This week my attention has been turned to, and reflecting on, systemic influence and the ways by which as Scrum Masters we are seeking to develop relationships of mutual trust, respect and with that foundation or ‘ground’ firmly in place that we can effectively seek to co-create more Agile organisations. These thoughts returned me to something that has shaped my professional practice, or praxis; and this is called the boundary spanner.
It is fair to say that the traditional way of describing the boundary spanner is an ‘agent’ that works collaboratively across multi-organisations, or agencies, so as to improve customer experiences through redesign etc. However, to what extent can ‘system influencers’ that work across different departments, Divisions, or service areas gain insights from this applied model? What can Scrum Masters learn, if anything?
One of the core competencies of the boundary spanner is the notion of the Reticulist. Stated simply, this is the wisdom of the network and the judgement of how to best (and by best I mean ethically) influence and make judgement about the ways to which to influence a complex network of other actors or humans.
Friend et al (1974) rightly notes that such judgments are fraught with personal and professional tension because they are bound up in personal, professional and organizational concerns. Questions arise such as:
- What is the best intervention?
- At what level?
- And in what form?
Of course, as the Agile Manifesto makes clear for Scrum Masters we value ‘relationships over process’ and there is an important clue!

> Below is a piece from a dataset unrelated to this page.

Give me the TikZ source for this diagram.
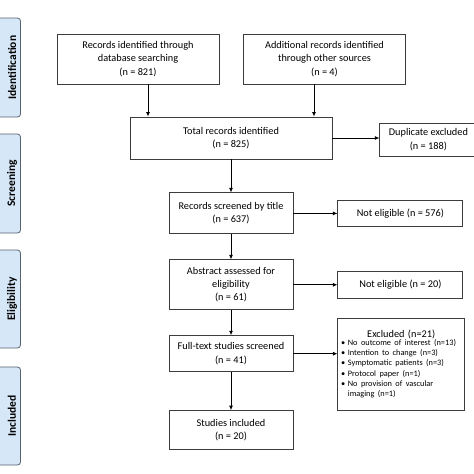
\documentclass[tikz,border=0pt]{standalone}
\usepackage{fontspec}
\setmainfont{Carlito}
\usetikzlibrary{arrows.meta,positioning}
\definecolor{stagefill}{RGB}{214,231,247}
\definecolor{stageline}{RGB}{88,98,112}
\definecolor{boxline}{RGB}{60,60,60}
\tikzset{%
  % Specifications for style of arrows:
   flow/.style={
           -{Latex[length=4.5pt,width=4pt]},
           line width=0.8pt,
           black},
  % Specifications for style of nodes:
   base/.style = {rectangle, draw=boxline, line width=0.9pt,
                  minimum width=124pt, minimum height=40pt,
                  text centered, align=center,
                  font=\fontsize{10.3}{13.3}\selectfont},
   source/.style = {base, minimum width=162pt, minimum height=50pt},
   total/.style = {base, minimum width=202pt, minimum height=42pt},
   reject/.style = {base, minimum width=125pt, minimum height=26pt},
   stagebox/.style = {draw=stageline, fill=stagefill, line width=0.8pt,
                  rounded corners=3pt},
   stagetext/.style = {rotate=90, font=\fontsize{11.5}{13}\selectfont\bfseries},
}
\begin{document}
\begin{tikzpicture}[x=1pt, y=1pt]
  \useasboundingbox (0,0) rectangle (474,-474);

  % Stage labels on the left
  \foreach \ya/\yb/\stagename in {18/117/Identification, 134/233/Screening,
                                  250/348/Eligibility, 367/465/Included}{
    \draw[stagebox] (-8,-\ya) rectangle (20.5,-\yb);
    \node (\stagename) [stagetext] at (12,{-(\ya+\yb)/2}) {\stagename};
  }

  % Specification of nodes (position, etc.)
  \node (db)	[source] at (138,-59)	{Records identified through\\database searching\\(n = 821)};
  \node (other)	[source] at (324.5,-59)	{Additional records identified\\through other sources\\(n = 4)};
  \node (total)	[total] at (231,-138)	{Total records identified\\(n = 825)};
  \node (dup)	[reject, minimum width=97pt, minimum height=33pt, right=47pt of total, yshift=-1.5pt]	{Duplicate excluded\\(n = 188)};

  \node (screened)	[base, minimum height=41pt, below=33pt of total]	{Records screened by title\\(n = 637)};
  \node (ne1)	[reject, right=44pt of screened]	{Not eligible (n = 576)};

  \node (abstract)	[base, minimum height=50pt, below=25pt of screened]	{Abstract assessed for\\eligibility\\(n = 61)};
  \node (ne2)	[reject, minimum height=27pt, right=44pt of abstract]	{Not eligible (n = 20)};

  \node (full)	[base, minimum height=36pt, below=25pt of abstract]	{Full-text studies screened\\(n = 41)};
  \node (excl)	[reject, minimum width=126pt, minimum height=92pt, text width=120pt,
                 align=left, right=44pt of full, yshift=-11pt]
     {\makebox[120pt]{Excluded (n=21)}\\[-1.5pt]
      {\fontsize{8.3}{10.3}\selectfont
       \begin{tabular}{@{}l@{\hspace{2.5pt}}l@{}}
       \textbullet & No outcome of interest (n=13)\\
       \textbullet & Intention to change (n=3)\\
       \textbullet & Symptomatic patients (n=3)\\
       \textbullet & Protocol paper (n=1)\\
       \textbullet & No provision of vascular\\
                   & imaging (n=1)
       \end{tabular}}};

  \node (included)	[base, minimum height=39pt, below=38pt of full]	{Studies included\\(n = 20)};

  % Connectors
  \draw[flow] ([xshift=10pt]db.south) -- ([xshift=10pt]db.south |- total.north);
  \draw[flow] ([xshift=-10.5pt]other.south) -- ([xshift=-10.5pt]other.south |- total.north);
  \draw[flow] (total.east) -- (total.east -| dup.west);
  \draw[flow] (total) -- (screened);
  \draw[flow] (screened) -- (ne1);
  \draw[flow] (screened) -- (abstract);
  \draw[flow] (abstract) -- (ne2);
  \draw[flow] (abstract) -- (full);
  \draw[flow] (full.east) -- (full.east -| excl.west);
  \draw[flow] (full) -- (included);
\end{tikzpicture}
\end{document}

Friend (p.365) goes on to say that such actions or interventions will need to be“guided by other motives at the more personal level such as the desire to be liked or esteemed by his associates” thus adding to the complexity! I have found it best that as a maxim we must be kind- but not colluding, if less effective methods and/or decisions are being made that run counter to our ends in mind.. aka #Agile.
Next, it is fair to say that the evidence-base suggests that reticulists are expected to deploy political skills which Friend strongly advises “must include a sure grasp of modes of behaviour relevant to different types of relationship between agencies and between actors”. An added value insight.
Degeling (1995) suggests that reticulists should command an appreciation of the interstices of power; so as to appreciate the systemic coupling, interdependencies and where fissures are likely to occur. Thus there is a call for us to be ethical as well as skilled at identifying the strategic points wherein intervention and influence are best placed. Thus, and this is key it seems to me, Scrum Masters (as a professional group or community or collegiate) will combine a strong commitment to change through the cultivation of linkages between key individuals with common interests and power, rather than adopt a passive/aggressive role of organizational representative. Reticulists are “individuals who engage in networking tasks and employ methods of coordination and task integration across organizational boundaries”.
Next, Alter and Hage, (1993) note that large-scale change needs strategically placed individuals who use their interpersonal skills and relationships to keep pathways open at all levels in the hierarchy. It seems to me that ‘evolution trumps revolution’ (I cant stand the sight of blood!) and that we are therefore looking to develop relationships whereby we can ‘bring people with us on the Agile transformational journey’?
Consequently, Large-Scale Scrum it logically seems to imply requires experience and practical understanding of organisational power-relations. Thus, to be successful a collegiate set of Scrum Masters need the proverbial ‘wisdom of Solomon’ to ethically build coalitions between strategically located players who are committed to finding new ways forward on specific Agile concerns, ideas and ways forward.
Challis et al (1988) note that such people are not located at the top of the formal organizational hierarchy, but typically, have good access to it. Thus, the implication is that for Scrum Masters to be successful they will need to keep a ‘tight:light’ praxis that enables them to be “less bound by normal and accepted channels of organizational behaviour and are encouraged to be a little unconventional”.
Challis then also adds this as a kind but equally important word of warning- their “position and status within the hierarchy is such that they do not represent an explicit threat to top management, but are tolerated in the expectation that they can deliver solutions to complex problems“. Of course, Scrum Masters need to deliver solutions. It is in our very DNA! To this end, it would be fair to say that describing a problem is for analysis…solving it requires a Scrum Master(s).